— Start GIVEN MATERIAL —
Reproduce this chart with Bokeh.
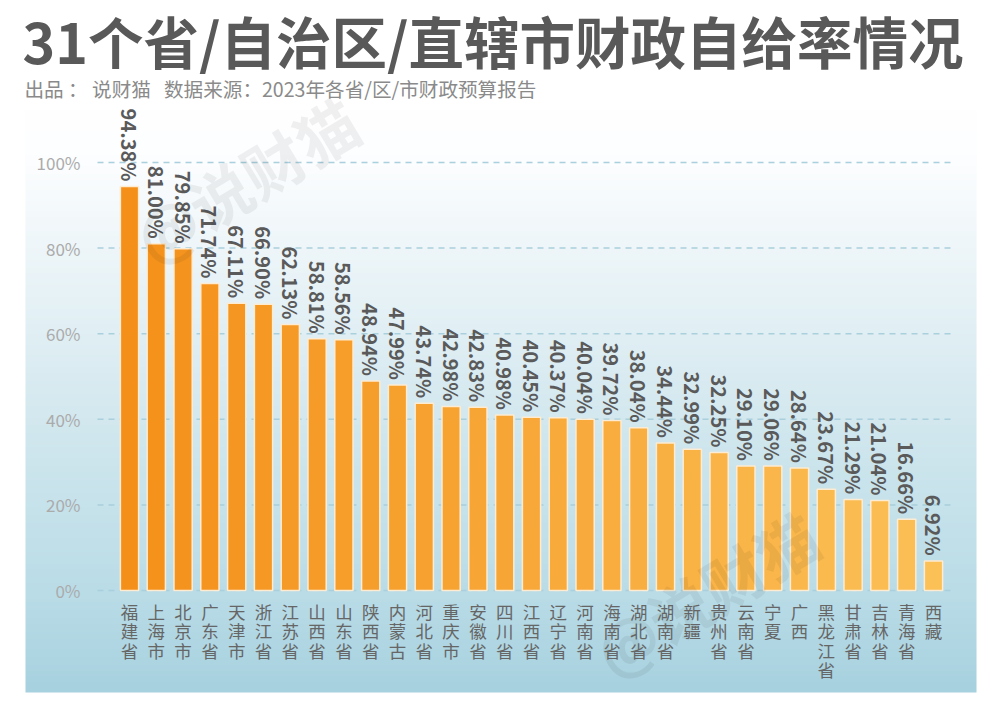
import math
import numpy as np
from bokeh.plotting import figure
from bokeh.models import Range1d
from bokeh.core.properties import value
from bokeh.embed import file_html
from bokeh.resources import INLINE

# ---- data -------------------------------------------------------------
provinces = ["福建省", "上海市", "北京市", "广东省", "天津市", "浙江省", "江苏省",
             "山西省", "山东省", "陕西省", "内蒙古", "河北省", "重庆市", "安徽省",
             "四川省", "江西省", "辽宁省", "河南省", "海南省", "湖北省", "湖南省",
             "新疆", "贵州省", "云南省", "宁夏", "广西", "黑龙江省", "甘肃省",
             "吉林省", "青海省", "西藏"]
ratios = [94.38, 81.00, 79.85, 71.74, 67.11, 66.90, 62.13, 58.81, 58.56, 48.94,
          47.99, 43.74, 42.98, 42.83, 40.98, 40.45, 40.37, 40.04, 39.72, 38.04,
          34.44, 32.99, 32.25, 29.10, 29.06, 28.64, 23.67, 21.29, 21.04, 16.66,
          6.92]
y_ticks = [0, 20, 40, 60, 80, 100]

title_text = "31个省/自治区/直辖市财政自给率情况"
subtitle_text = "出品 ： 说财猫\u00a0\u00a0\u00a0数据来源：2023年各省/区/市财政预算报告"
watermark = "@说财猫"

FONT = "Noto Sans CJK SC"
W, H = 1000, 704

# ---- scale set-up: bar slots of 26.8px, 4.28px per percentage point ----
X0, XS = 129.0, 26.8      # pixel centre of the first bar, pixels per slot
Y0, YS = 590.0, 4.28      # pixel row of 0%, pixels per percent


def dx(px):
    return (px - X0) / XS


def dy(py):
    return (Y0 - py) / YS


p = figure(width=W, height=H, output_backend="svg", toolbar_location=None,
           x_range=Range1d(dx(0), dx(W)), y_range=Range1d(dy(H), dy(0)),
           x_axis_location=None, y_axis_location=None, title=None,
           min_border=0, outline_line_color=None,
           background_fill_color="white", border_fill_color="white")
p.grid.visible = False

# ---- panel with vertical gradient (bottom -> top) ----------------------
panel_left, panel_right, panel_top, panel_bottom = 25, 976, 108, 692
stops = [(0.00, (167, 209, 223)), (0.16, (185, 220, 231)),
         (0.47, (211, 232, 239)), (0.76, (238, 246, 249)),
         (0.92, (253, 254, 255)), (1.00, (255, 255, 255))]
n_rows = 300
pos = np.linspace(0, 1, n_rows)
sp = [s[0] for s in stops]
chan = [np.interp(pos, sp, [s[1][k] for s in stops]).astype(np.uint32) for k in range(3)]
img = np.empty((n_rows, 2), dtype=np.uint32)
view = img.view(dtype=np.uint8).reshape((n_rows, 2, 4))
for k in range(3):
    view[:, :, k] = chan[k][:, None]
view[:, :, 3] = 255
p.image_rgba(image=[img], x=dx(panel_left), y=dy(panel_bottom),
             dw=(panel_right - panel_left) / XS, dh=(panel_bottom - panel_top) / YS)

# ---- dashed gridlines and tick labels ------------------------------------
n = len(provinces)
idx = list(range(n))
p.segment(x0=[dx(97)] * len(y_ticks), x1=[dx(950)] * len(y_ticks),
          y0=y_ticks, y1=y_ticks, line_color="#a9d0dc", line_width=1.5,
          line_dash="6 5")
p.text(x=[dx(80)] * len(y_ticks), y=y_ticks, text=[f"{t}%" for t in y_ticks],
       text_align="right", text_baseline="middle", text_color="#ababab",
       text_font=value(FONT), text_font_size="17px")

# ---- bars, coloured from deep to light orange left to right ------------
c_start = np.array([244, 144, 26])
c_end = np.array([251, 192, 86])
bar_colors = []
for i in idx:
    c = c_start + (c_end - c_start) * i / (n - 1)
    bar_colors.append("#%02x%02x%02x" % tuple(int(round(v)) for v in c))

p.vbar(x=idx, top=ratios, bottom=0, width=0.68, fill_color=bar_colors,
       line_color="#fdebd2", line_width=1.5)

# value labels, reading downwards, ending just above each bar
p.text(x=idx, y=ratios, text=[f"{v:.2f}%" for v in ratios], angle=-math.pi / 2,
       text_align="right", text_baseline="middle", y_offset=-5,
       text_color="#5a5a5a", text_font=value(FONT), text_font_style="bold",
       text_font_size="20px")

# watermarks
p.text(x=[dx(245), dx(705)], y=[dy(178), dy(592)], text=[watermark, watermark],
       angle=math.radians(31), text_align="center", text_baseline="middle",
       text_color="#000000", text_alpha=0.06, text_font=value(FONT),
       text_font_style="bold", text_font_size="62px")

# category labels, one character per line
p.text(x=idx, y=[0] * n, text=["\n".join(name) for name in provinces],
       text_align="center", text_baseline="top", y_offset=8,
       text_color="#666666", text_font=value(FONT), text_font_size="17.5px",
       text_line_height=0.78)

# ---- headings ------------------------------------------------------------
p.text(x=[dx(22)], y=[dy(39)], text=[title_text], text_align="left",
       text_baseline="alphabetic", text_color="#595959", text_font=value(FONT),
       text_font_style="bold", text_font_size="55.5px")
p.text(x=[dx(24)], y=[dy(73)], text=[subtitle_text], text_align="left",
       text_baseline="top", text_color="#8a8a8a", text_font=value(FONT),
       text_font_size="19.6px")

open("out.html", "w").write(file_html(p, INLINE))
— End GIVEN MATERIAL —
_WRITTEN EXERCISE:_ Keep the pictures out of the copy and return the rest of the data above exactly.

_REPLY TO THE TASK:_
Reproduce this chart with Bokeh.
import math
import numpy as np
from bokeh.plotting import figure
from bokeh.models import Range1d
from bokeh.core.properties import value
from bokeh.embed import file_html
from bokeh.resources import INLINE

# ---- data -------------------------------------------------------------
provinces = ["福建省", "上海市", "北京市", "广东省", "天津市", "浙江省", "江苏省",
             "山西省", "山东省", "陕西省", "内蒙古", "河北省", "重庆市", "安徽省",
             "四川省", "江西省", "辽宁省", "河南省", "海南省", "湖北省", "湖南省",
             "新疆", "贵州省", "云南省", "宁夏", "广西", "黑龙江省", "甘肃省",
             "吉林省", "青海省", "西藏"]
ratios = [94.38, 81.00, 79.85, 71.74, 67.11, 66.90, 62.13, 58.81, 58.56, 48.94,
          47.99, 43.74, 42.98, 42.83, 40.98, 40.45, 40.37, 40.04, 39.72, 38.04,
          34.44, 32.99, 32.25, 29.10, 29.06, 28.64, 23.67, 21.29, 21.04, 16.66,
          6.92]
y_ticks = [0, 20, 40, 60, 80, 100]

title_text = "31个省/自治区/直辖市财政自给率情况"
subtitle_text = "出品 ： 说财猫\u00a0\u00a0\u00a0数据来源：2023年各省/区/市财政预算报告"
watermark = "@说财猫"

FONT = "Noto Sans CJK SC"
W, H = 1000, 704

# ---- scale set-up: bar slots of 26.8px, 4.28px per percentage point ----
X0, XS = 129.0, 26.8      # pixel centre of the first bar, pixels per slot
Y0, YS = 590.0, 4.28      # pixel row of 0%, pixels per percent


def dx(px):
    return (px - X0) / XS


def dy(py):
    return (Y0 - py) / YS


p = figure(width=W, height=H, output_backend="svg", toolbar_location=None,
           x_range=Range1d(dx(0), dx(W)), y_range=Range1d(dy(H), dy(0)),
           x_axis_location=None, y_axis_location=None, title=None,
           min_border=0, outline_line_color=None,
           background_fill_color="white", border_fill_color="white")
p.grid.visible = False

# ---- panel with vertical gradient (bottom -> top) ----------------------
panel_left, panel_right, panel_top, panel_bottom = 25, 976, 108, 692
stops = [(0.00, (167, 209, 223)), (0.16, (185, 220, 231)),
         (0.47, (211, 232, 239)), (0.76, (238, 246, 249)),
         (0.92, (253, 254, 255)), (1.00, (255, 255, 255))]
n_rows = 300
pos = np.linspace(0, 1, n_rows)
sp = [s[0] for s in stops]
chan = [np.interp(pos, sp, [s[1][k] for s in stops]).astype(np.uint32) for k in range(3)]
img = np.empty((n_rows, 2), dtype=np.uint32)
view = img.view(dtype=np.uint8).reshape((n_rows, 2, 4))
for k in range(3):
    view[:, :, k] = chan[k][:, None]
view[:, :, 3] = 255
p.image_rgba(image=[img], x=dx(panel_left), y=dy(panel_bottom),
             dw=(panel_right - panel_left) / XS, dh=(panel_bottom - panel_top) / YS)

# ---- dashed gridlines and tick labels ------------------------------------
n = len(provinces)
idx = list(range(n))
p.segment(x0=[dx(97)] * len(y_ticks), x1=[dx(950)] * len(y_ticks),
          y0=y_ticks, y1=y_ticks, line_color="#a9d0dc", line_width=1.5,
          line_dash="6 5")
p.text(x=[dx(80)] * len(y_ticks), y=y_ticks, text=[f"{t}%" for t in y_ticks],
       text_align="right", text_baseline="middle", text_color="#ababab",
       text_font=value(FONT), text_font_size="17px")

# ---- bars, coloured from deep to light orange left to right ------------
c_start = np.array([244, 144, 26])
c_end = np.array([251, 192, 86])
bar_colors = []
for i in idx:
    c = c_start + (c_end - c_start) * i / (n - 1)
    bar_colors.append("#%02x%02x%02x" % tuple(int(round(v)) for v in c))

p.vbar(x=idx, top=ratios, bottom=0, width=0.68, fill_color=bar_colors,
       line_color="#fdebd2", line_width=1.5)

# value labels, reading downwards, ending just above each bar
p.text(x=idx, y=ratios, text=[f"{v:.2f}%" for v in ratios], angle=-math.pi / 2,
       text_align="right", text_baseline="middle", y_offset=-5,
       text_color="#5a5a5a", text_font=value(FONT), text_font_style="bold",
       text_font_size="20px")

# watermarks
p.text(x=[dx(245), dx(705)], y=[dy(178), dy(592)], text=[watermark, watermark],
       angle=math.radians(31), text_align="center", text_baseline="middle",
       text_color="#000000", text_alpha=0.06, text_font=value(FONT),
       text_font_style="bold", text_font_size="62px")

# category labels, one character per line
p.text(x=idx, y=[0] * n, text=["\n".join(name) for name in provinces],
       text_align="center", text_baseline="top", y_offset=8,
       text_color="#666666", text_font=value(FONT), text_font_size="17.5px",
       text_line_height=0.78)

# ---- headings ------------------------------------------------------------
p.text(x=[dx(22)], y=[dy(39)], text=[title_text], text_align="left",
       text_baseline="alphabetic", text_color="#595959", text_font=value(FONT),
       text_font_style="bold", text_font_size="55.5px")
p.text(x=[dx(24)], y=[dy(73)], text=[subtitle_text], text_align="left",
       text_baseline="top", text_color="#8a8a8a", text_font=value(FONT),
       text_font_size="19.6px")

open("out.html", "w").write(file_html(p, INLINE))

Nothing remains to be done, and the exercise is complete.